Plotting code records
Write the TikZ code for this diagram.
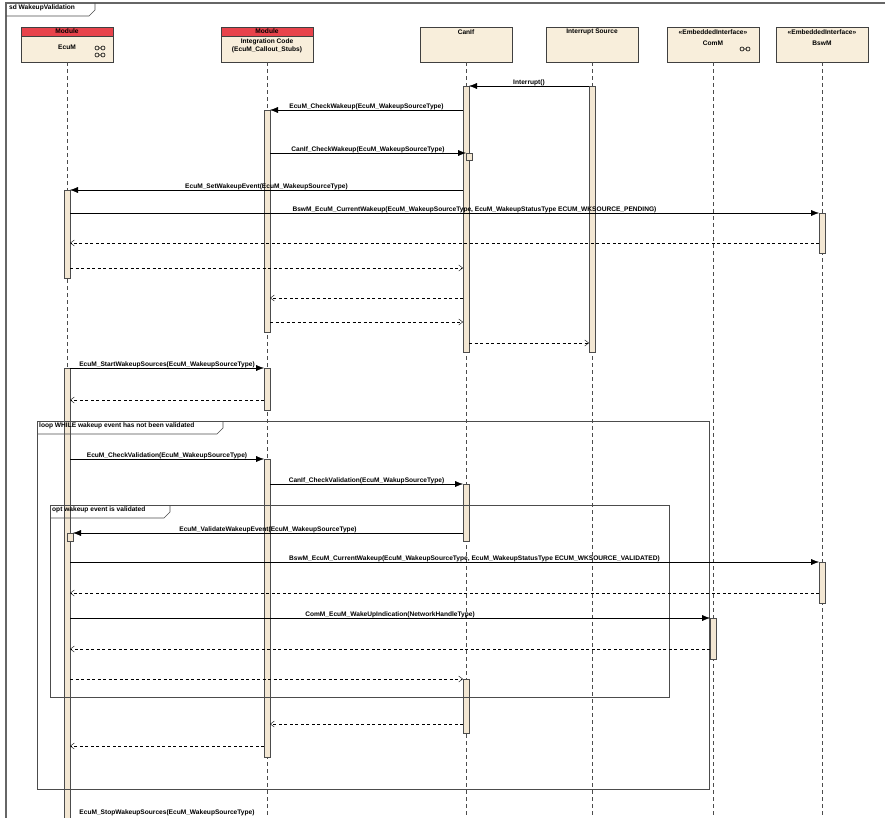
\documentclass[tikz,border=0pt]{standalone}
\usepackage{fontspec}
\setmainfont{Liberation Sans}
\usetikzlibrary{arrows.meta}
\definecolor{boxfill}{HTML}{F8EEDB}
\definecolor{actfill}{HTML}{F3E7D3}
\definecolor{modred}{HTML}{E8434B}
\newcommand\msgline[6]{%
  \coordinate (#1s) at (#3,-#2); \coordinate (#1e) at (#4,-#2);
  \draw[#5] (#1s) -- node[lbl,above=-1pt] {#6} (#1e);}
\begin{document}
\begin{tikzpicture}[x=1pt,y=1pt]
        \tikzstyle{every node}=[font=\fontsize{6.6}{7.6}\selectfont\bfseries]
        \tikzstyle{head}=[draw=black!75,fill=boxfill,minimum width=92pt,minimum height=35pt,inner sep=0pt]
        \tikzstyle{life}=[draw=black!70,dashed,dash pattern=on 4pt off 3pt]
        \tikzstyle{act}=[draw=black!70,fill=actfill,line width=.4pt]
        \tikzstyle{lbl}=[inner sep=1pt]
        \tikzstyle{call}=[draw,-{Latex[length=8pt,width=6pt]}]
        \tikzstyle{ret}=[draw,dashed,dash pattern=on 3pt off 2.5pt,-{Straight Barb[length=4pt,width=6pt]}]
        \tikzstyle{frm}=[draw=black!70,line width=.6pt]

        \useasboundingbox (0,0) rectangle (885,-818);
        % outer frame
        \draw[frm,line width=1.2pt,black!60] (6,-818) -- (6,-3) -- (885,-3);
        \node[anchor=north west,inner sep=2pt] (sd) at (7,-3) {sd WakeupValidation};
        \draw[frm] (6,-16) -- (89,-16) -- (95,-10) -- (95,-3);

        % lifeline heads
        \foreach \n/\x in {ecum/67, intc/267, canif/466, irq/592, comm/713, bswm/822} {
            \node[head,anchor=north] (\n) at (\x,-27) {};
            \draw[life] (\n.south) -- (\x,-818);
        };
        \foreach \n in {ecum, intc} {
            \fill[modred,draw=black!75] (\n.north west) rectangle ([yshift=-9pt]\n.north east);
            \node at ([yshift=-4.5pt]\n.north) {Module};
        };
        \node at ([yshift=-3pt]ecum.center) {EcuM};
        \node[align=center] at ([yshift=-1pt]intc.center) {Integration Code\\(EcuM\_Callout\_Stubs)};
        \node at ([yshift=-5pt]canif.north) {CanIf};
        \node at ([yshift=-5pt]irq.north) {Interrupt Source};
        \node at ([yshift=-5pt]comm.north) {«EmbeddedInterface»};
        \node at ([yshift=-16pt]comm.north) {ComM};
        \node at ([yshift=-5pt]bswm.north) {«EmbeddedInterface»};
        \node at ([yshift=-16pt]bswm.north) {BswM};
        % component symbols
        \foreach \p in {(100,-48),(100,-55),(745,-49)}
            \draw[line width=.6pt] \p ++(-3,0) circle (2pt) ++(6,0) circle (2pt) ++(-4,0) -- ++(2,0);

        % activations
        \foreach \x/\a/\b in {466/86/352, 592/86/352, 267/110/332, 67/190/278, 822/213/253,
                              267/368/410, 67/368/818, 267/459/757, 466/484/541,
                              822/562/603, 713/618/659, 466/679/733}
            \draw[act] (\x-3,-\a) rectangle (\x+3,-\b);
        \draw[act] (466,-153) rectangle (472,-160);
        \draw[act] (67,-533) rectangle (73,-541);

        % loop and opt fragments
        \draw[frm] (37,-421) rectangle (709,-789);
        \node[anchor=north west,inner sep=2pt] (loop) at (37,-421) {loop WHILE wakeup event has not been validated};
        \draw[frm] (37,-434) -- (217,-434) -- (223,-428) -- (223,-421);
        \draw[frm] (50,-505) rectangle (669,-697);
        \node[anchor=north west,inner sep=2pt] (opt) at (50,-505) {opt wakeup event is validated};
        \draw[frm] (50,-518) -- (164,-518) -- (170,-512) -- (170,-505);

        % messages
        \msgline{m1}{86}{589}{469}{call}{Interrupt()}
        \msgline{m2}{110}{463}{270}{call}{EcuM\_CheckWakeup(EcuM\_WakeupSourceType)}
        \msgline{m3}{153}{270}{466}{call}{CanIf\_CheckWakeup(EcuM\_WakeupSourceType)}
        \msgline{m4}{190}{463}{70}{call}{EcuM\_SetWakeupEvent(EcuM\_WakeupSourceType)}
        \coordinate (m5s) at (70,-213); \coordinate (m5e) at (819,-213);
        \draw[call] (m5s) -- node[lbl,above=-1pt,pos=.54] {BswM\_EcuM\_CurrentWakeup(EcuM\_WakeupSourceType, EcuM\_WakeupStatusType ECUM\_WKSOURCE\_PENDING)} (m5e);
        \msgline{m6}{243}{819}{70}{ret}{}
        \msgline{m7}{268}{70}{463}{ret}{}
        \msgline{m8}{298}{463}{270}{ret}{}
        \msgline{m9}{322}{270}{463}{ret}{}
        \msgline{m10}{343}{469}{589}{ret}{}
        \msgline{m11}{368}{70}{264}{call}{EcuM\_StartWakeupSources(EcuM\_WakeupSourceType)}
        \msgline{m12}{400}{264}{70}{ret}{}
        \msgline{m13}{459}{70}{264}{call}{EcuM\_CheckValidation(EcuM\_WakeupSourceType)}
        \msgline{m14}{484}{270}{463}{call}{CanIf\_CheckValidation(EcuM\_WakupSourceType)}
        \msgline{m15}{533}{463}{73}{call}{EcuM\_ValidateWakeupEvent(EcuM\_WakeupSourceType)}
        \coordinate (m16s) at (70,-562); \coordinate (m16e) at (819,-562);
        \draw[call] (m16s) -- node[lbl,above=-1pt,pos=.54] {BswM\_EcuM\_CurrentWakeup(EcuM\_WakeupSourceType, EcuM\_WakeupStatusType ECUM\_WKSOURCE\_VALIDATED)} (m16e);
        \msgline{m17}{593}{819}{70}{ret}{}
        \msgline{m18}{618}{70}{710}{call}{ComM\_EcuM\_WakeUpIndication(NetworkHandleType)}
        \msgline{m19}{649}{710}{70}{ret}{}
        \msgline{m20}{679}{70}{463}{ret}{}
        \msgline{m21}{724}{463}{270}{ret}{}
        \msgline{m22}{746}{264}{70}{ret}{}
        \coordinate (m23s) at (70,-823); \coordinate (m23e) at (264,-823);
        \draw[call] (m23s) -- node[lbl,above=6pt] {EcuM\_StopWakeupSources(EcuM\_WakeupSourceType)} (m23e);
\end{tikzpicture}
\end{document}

--

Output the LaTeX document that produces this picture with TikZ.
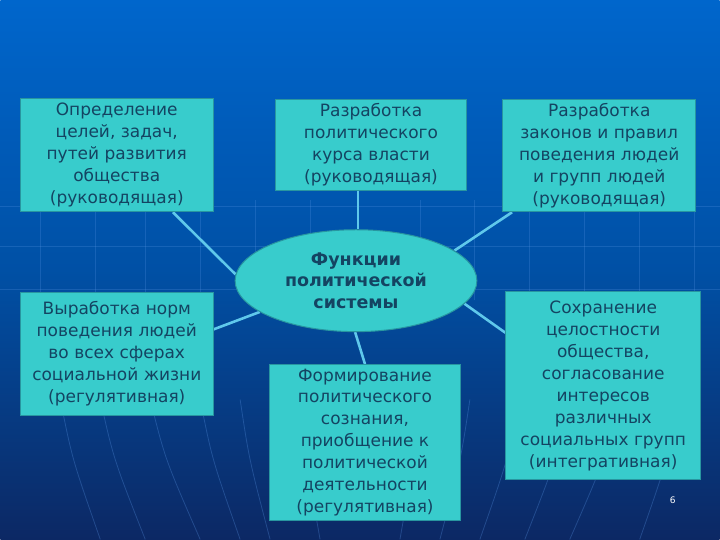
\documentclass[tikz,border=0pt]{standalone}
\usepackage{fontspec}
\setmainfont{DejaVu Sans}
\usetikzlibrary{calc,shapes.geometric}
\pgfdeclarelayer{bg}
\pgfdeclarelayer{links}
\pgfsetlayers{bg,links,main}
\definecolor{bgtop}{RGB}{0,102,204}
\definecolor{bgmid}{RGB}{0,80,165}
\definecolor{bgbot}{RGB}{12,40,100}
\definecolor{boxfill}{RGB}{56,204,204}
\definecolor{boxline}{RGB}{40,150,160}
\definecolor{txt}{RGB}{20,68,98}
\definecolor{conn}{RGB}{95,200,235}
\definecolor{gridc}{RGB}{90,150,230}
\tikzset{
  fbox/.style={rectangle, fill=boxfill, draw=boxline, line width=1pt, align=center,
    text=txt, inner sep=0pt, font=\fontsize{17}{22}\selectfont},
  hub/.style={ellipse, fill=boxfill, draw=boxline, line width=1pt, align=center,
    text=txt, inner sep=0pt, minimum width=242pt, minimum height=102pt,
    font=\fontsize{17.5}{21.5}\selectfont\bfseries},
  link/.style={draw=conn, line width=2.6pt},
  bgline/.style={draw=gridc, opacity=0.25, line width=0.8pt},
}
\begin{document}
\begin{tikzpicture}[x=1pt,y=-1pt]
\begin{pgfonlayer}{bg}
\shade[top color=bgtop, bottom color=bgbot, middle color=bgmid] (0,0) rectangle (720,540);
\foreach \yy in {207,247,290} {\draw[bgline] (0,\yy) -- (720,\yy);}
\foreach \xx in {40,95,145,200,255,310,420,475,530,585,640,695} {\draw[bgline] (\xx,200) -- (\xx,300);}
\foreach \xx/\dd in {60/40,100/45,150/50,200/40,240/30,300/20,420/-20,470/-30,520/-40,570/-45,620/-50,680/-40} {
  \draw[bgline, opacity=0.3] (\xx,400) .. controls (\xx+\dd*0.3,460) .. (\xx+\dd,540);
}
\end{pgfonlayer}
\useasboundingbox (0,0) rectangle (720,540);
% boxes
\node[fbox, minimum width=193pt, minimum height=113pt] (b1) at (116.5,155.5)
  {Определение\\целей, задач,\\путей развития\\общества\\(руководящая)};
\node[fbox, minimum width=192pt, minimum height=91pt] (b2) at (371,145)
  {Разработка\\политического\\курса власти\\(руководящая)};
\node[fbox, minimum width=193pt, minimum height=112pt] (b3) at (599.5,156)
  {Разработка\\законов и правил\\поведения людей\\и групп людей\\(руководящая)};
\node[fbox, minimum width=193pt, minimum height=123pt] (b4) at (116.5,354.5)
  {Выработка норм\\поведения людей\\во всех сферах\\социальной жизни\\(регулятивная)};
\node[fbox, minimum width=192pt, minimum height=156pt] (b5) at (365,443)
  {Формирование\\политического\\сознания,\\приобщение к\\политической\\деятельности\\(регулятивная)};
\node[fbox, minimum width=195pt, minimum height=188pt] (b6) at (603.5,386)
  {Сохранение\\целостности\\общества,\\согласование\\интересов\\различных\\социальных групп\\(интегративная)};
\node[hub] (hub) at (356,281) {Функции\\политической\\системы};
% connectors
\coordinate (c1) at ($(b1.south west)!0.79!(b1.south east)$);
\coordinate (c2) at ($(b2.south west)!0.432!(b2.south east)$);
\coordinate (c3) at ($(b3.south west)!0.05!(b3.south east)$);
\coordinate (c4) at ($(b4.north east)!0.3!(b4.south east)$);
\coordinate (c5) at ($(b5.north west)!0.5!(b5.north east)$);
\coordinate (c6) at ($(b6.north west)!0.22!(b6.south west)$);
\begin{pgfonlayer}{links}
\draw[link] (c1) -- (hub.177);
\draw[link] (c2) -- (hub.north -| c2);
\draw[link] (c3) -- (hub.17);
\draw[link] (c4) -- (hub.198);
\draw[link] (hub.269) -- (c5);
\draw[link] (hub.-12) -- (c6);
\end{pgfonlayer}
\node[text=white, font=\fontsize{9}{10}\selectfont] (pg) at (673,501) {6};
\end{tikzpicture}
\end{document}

(STATED PROBLEM): Copy out, exactly, every line from the one that contains "Write the TikZ code for this diagram." through the one that contains "(95,-10) -- (95,-3);". Pictures stay out of the copy.

(RESPONSE TO THIS TASK):
Write the TikZ code for this diagram.
\documentclass[tikz,border=0pt]{standalone}
\usepackage{fontspec}
\setmainfont{Liberation Sans}
\usetikzlibrary{arrows.meta}
\definecolor{boxfill}{HTML}{F8EEDB}
\definecolor{actfill}{HTML}{F3E7D3}
\definecolor{modred}{HTML}{E8434B}
\newcommand\msgline[6]{%
  \coordinate (#1s) at (#3,-#2); \coordinate (#1e) at (#4,-#2);
  \draw[#5] (#1s) -- node[lbl,above=-1pt] {#6} (#1e);}
\begin{document}
\begin{tikzpicture}[x=1pt,y=1pt]
        \tikzstyle{every node}=[font=\fontsize{6.6}{7.6}\selectfont\bfseries]
        \tikzstyle{head}=[draw=black!75,fill=boxfill,minimum width=92pt,minimum height=35pt,inner sep=0pt]
        \tikzstyle{life}=[draw=black!70,dashed,dash pattern=on 4pt off 3pt]
        \tikzstyle{act}=[draw=black!70,fill=actfill,line width=.4pt]
        \tikzstyle{lbl}=[inner sep=1pt]
        \tikzstyle{call}=[draw,-{Latex[length=8pt,width=6pt]}]
        \tikzstyle{ret}=[draw,dashed,dash pattern=on 3pt off 2.5pt,-{Straight Barb[length=4pt,width=6pt]}]
        \tikzstyle{frm}=[draw=black!70,line width=.6pt]

        \useasboundingbox (0,0) rectangle (885,-818);
        % outer frame
        \draw[frm,line width=1.2pt,black!60] (6,-818) -- (6,-3) -- (885,-3);
        \node[anchor=north west,inner sep=2pt] (sd) at (7,-3) {sd WakeupValidation};
        \draw[frm] (6,-16) -- (89,-16) -- (95,-10) -- (95,-3);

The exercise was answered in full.